July 15, 1996
Source: New Zealand Press Association
Sydney, July 15 - He's not interested in ''fruitloops'', but he is serious about collating information on ''Unusual Aerial Phenomena''.
Ross Dowe, spokesman for Australia's National UFO Report and Sightings Hotline, today began a New Zealand hotline link-up.
In Australia, callers to the hotline pay $A3 ($NZ3.55) per minute to report their sightings and New Zealanders will pay about the same to record theirs.
Mr Dowe told NZPA the hotline used to bear the call costs itself, but instituted the user-pays line two years ago after a psychiatrist advised it would deter pranksters. Calls are also recorded.
``We want to receive information from the public, collate it and try to seek rational explanations,'' Mr Dowe said.
``We have found the cost a good way of deterring the pranksters and we get relatively few calling us in Australia.
``We are running a legitimate investigation into unusual aerial phenomena and related matters. We don't want the fruitloops who claim to have had cups of tea with twin-antennaed green men.''
Mr Dowe, a former computer programmer, said in Australia the hotline had a network of people dotted across the country who could be contacted to help verify sightings when reports were made and it was hoped a similar network could be set up throughout New Zealand.
He claims the hotline, which has been running for 4-1/2 years, has now collated more information than the United States Airforce-run Project Blue Book.
It was set up with the backing of a group of businessmen who wished to remain anonymous, one of whom was very well known throughout Australia and New Zealand, Mr Dowe said.
Recent reports to the hotline had indicated an interesting trend in relation to the Mt Ruapehu eruptions, he said.
Several strange, bright orange lights were sighted throughout Australia in the weeks leading up to the latest series of eruptions, a pattern similar to that which had occurred in the lead up to the mountain's October eruptions, Mr Dowe said.
``In both cases we got a steady build-up of reports of orange and green lights in the sky along fault lines throughout Australia. And then, there was a sudden drop-off, with no new reports from anywhere in this country for four days following the start of the eruptions.''
The latest sightings, from Adelaide, Sydney and Melbourne, were reported around the same time of night, with a spate of similar sightings since the middle of May, but particularly since the beginning of June, he said.
Ruapehu began its latest eruptions on June 17.

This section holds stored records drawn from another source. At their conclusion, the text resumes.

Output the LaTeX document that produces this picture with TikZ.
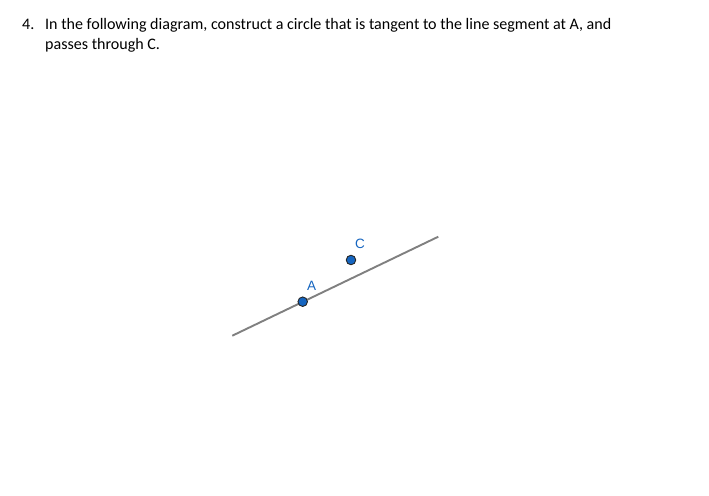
\documentclass[tikz,border=0pt]{standalone}
\usepackage{fontspec}
\setmainfont{Carlito}
\newfontfamily\labelfont{Liberation Sans}
\definecolor{ptblue}{HTML}{1565C0}
\definecolor{linegray}{HTML}{808080}
\tikzset{
  question/.style={anchor=base west, inner sep=0pt, font=\fontsize{16.05}{19.5}\selectfont},
  ptlabel/.style={inner sep=0pt, text=ptblue, font=\labelfont\fontsize{13.5}{15}\selectfont},
  pt/.style={circle, draw=black!85, fill=ptblue, line width=0.9pt, minimum size=9.5pt, inner sep=0pt},
  seg/.style={draw=linegray, line width=1.9pt}
}
\begin{document}
\begin{tikzpicture}[x=1pt,y=-1pt]
\useasboundingbox[fill=white] (0,0) rectangle (709,495);
\node[question] (num) at (22,30) {4.};
\node[question] (l1) at (45,30) {In the following diagram, construct a circle that is tangent to the line segment at A, and};
\node[question] (l2) at (45,49.5) {passes through C.};
\coordinate (P) at (232.3,335.7);
\coordinate (Q) at (438.3,236.7);
\draw[seg] (P) -- (Q);
\node[pt] (A) at (302.7,301.7) {};
\node[pt] (C) at (351,260) {};
\node[ptlabel] (Alab) at (311.5,286) {A};
\node[ptlabel] (Clab) at (360,244) {C};
\end{tikzpicture}
\end{document}
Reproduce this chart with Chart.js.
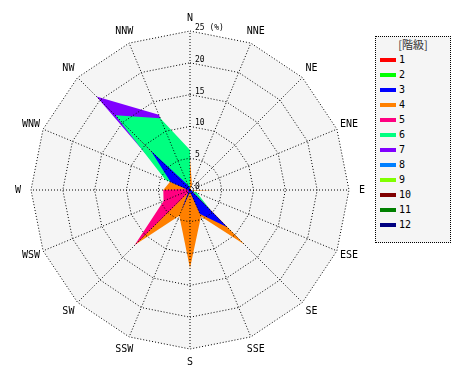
<!DOCTYPE html>
<html>
<head>
<meta charset="utf-8">
<script src="https://cdn.jsdelivr.net/npm/chart.js@4.4.0/dist/chart.umd.min.js"></script>
<style>
body { margin: 0; background: #fff; }
#wrap { position: relative; width: 470px; height: 380px; }
#legend {
    position: absolute; left: 375px; top: 36px; width: 74px; height: 205px;
    border: 1px dotted #000; background: #f5f5f5;
    font-family: "DejaVu Sans Mono", monospace; font-size: 10px; color: #000;
}
#legend .title { height: 15px; line-height: 15px; text-align: center; font-family: "Noto Sans CJK JP", sans-serif; font-size: 11px; color: #333; }
#legend .item { height: 15px; display: flex; align-items: center; }
#legend .swatch { width: 16px; height: 4px; margin-left: 4px; margin-right: 3px; }
</style>
</head>
<body>
<div id="wrap">
    <canvas id="rose" width="470" height="380"></canvas>
    <div id="legend"></div>
</div>
<script>
// 16 wind directions, clockwise from north
const directions = ['N', 'NNE', 'NE', 'ENE', 'E', 'ESE', 'SE', 'SSE', 'S', 'SSW', 'SW', 'WSW', 'W', 'WNW', 'NW', 'NNW'];
const legendTitle = '[階級]';
const classNames = ['1', '2', '3', '4', '5', '6', '7', '8', '9', '10', '11', '12'];
const classColors = ['#FF0000', '#00FF00', '#0000FF', '#FF8000', '#FF0080', '#00FF80',
                     '#8000FF', '#0080FF', '#80FF00', '#800000', '#008000', '#000080'];

// frequency (%) per direction for each class
const class1  = [0, 0, 0, 0, 0, 0, 0, 0, 0, 0, 0, 0, 0, 0, 0, 0];
const class2  = [0, 0, 0, 0, 0, 0, 0, 0, 0, 0, 0, 0, 0, 0, 0, 0];
const class3  = [0.3, 0, 0, 0, 0.3, 0.3, 8.3, 4.1, 0.3, 3.5, 0.3, 0.3, 0.3, 3.3, 8.7, 0.8];
const class4  = [5.0, 0.8, 0, 0, 3.9, 0.3, 12.2, 4.5, 12.3, 4.4, 12.2, 3.0, 4.2, 3.4, 0, 0];
const class5  = [0, 0, 0, 0, 0, 0, 0, 0, 0, 0.3, 12.4, 4.5, 4.2, 0.4, 12.5, 0];
const class6  = [6.3, 0, 0, 0, 0, 1.2, 5.0, 0, 0, 0, 0, 0, 0, 4.2, 16.6, 12.2];
const class7  = [0, 0, 0, 0, 0, 0, 0, 0, 0, 0, 0, 0, 0, 3.5, 20.8, 12.8];
const class8  = [0, 0, 0, 0, 0, 0, 0, 0, 0, 0, 0, 0, 0, 0, 0, 0];
const class9  = [0, 0, 0, 0, 0, 0, 0, 0, 0, 0, 0, 0, 0, 0, 0, 0];
const class10 = [0, 0, 0, 0, 0, 0, 0, 0, 0, 0, 0, 0, 0, 0, 0, 0];
const class11 = [0, 0, 0, 0, 0, 0, 0, 0, 0, 0, 0, 0, 0, 0, 0, 0];
const class12 = [0, 0, 0, 0, 0, 0, 0, 0, 0, 0, 0, 0, 0, 0, 0, 0];
const classValues = [class1, class2, class3, class4, class5, class6, class7, class8, class9, class10, class11, class12];

// which polygon sits on top (0 = topmost)
const drawOrder = [5, 6, 0, 2, 1, 3, 4, 7, 8, 9, 10, 11];

const tickValues = [0, 5, 10, 15, 20, 25];
const tickLabels = ['0', '5', '10', '15', '20', '25 (%)'];

// light grey plot face under the polygons
const faceFill = {
    id: 'faceFill',
    beforeDatasetsDraw(chart) {
        const scale = chart.scales.r;
        const ctx = chart.ctx;
        ctx.save();
        ctx.beginPath();
        for (let i = 0; i < directions.length; i++) {
            const p = scale.getPointPosition(i, scale.drawingArea);
            if (i == 0) ctx.moveTo(p.x, p.y); else ctx.lineTo(p.x, p.y);
        }
        ctx.closePath();
        ctx.fillStyle = '#f5f5f5';
        ctx.fill();
        ctx.restore();
    }
};

// tick values beside the north axis, direction names around the rim
const rimText = {
    id: 'rimText',
    afterDraw(chart) {
        const scale = chart.scales.r;
        const ctx = chart.ctx;
        ctx.save();
        ctx.fillStyle = '#000';
        ctx.font = '8px "DejaVu Sans Mono"';
        ctx.textAlign = 'left';
        ctx.textBaseline = 'bottom';
        for (let i = 0; i < tickValues.length; i++) {
            const y = scale.yCenter - scale.getDistanceFromCenterForValue(tickValues[i]);
            ctx.fillText(tickLabels[i], scale.xCenter + 5, y + 1);
        }
        ctx.font = '10px "DejaVu Sans Mono"';
        ctx.textAlign = 'center';
        ctx.textBaseline = 'middle';
        for (let i = 0; i < directions.length; i++) {
            const p = scale.getPointPosition(i, scale.drawingArea + 13);
            ctx.fillText(directions[i], p.x, p.y);
        }
        ctx.restore();
    }
};

const datasets = classValues.map(function(values, index) {
    return {
        label: classNames[index],
        data: values,
        backgroundColor: classColors[index],
        borderColor: classColors[index],
        borderWidth: 0,
        pointRadius: 0,
        fill: 'origin',
        order: drawOrder[index]
    };
});

new Chart(document.getElementById('rose').getContext('2d'), {
    type: 'radar',
    data: { labels: directions, datasets: datasets },
    options: {
        responsive: false,
        animation: false,
        layout: { padding: { top: 31, bottom: 31, left: 31, right: 121 } },
        elements: { line: { tension: 0 } },
        scales: {
            r: {
                min: 0,
                max: 25,
                startAngle: 0,
                ticks: { display: false, stepSize: 5 },
                grid: { z: 1, circular: false, color: '#000', lineWidth: 1, borderDash: [1, 2] },
                border: { dash: [1, 2] },
                angleLines: { color: '#000', lineWidth: 1, borderDash: [1, 2] },
                pointLabels: { display: false }
            }
        },
        plugins: {
            legend: { display: false },
            tooltip: { enabled: false }
        }
    },
    plugins: [faceFill, rimText]
});

// legend box
const legend = document.getElementById('legend');
const title = document.createElement('div');
title.className = 'title';
title.textContent = legendTitle;
legend.appendChild(title);
for (let i = 0; i < classNames.length; i++) {
    const row = document.createElement('div');
    row.className = 'item';
    const sw = document.createElement('span');
    sw.className = 'swatch';
    sw.style.background = classColors[i];
    const txt = document.createElement('span');
    txt.textContent = classNames[i];
    row.appendChild(sw);
    row.appendChild(txt);
    legend.appendChild(row);
}
</script>
</body>
</html>
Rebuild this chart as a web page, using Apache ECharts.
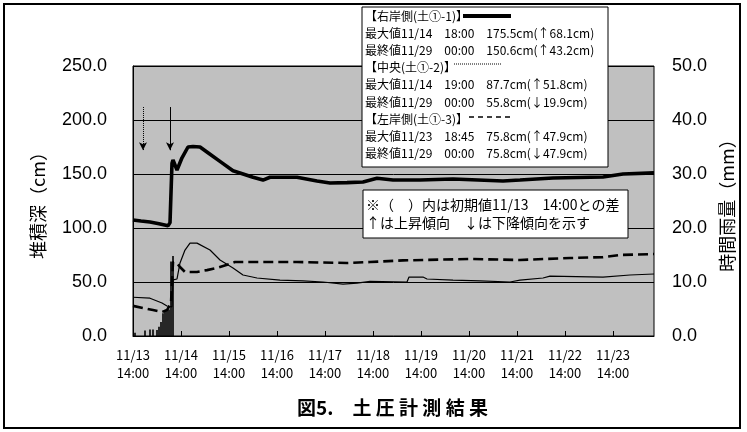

``These sightings cannot be put down to the usual prank, industrial-sized rubbish bags filled with hot air and set alight, which often glide for about five to 10 minutes. These reports were of sightings which travelled between 30 and 100km in distance.''
He said it was possible the reports were the result of ``illuminations of electromagnetic forces falling within our (human) visual spectrum range''.
``It's possible there could be a electromagnetic displacement occurring because of the imminent eruptions. I think that sounds a more logical explanation than twin-antennaed green men,'' he said.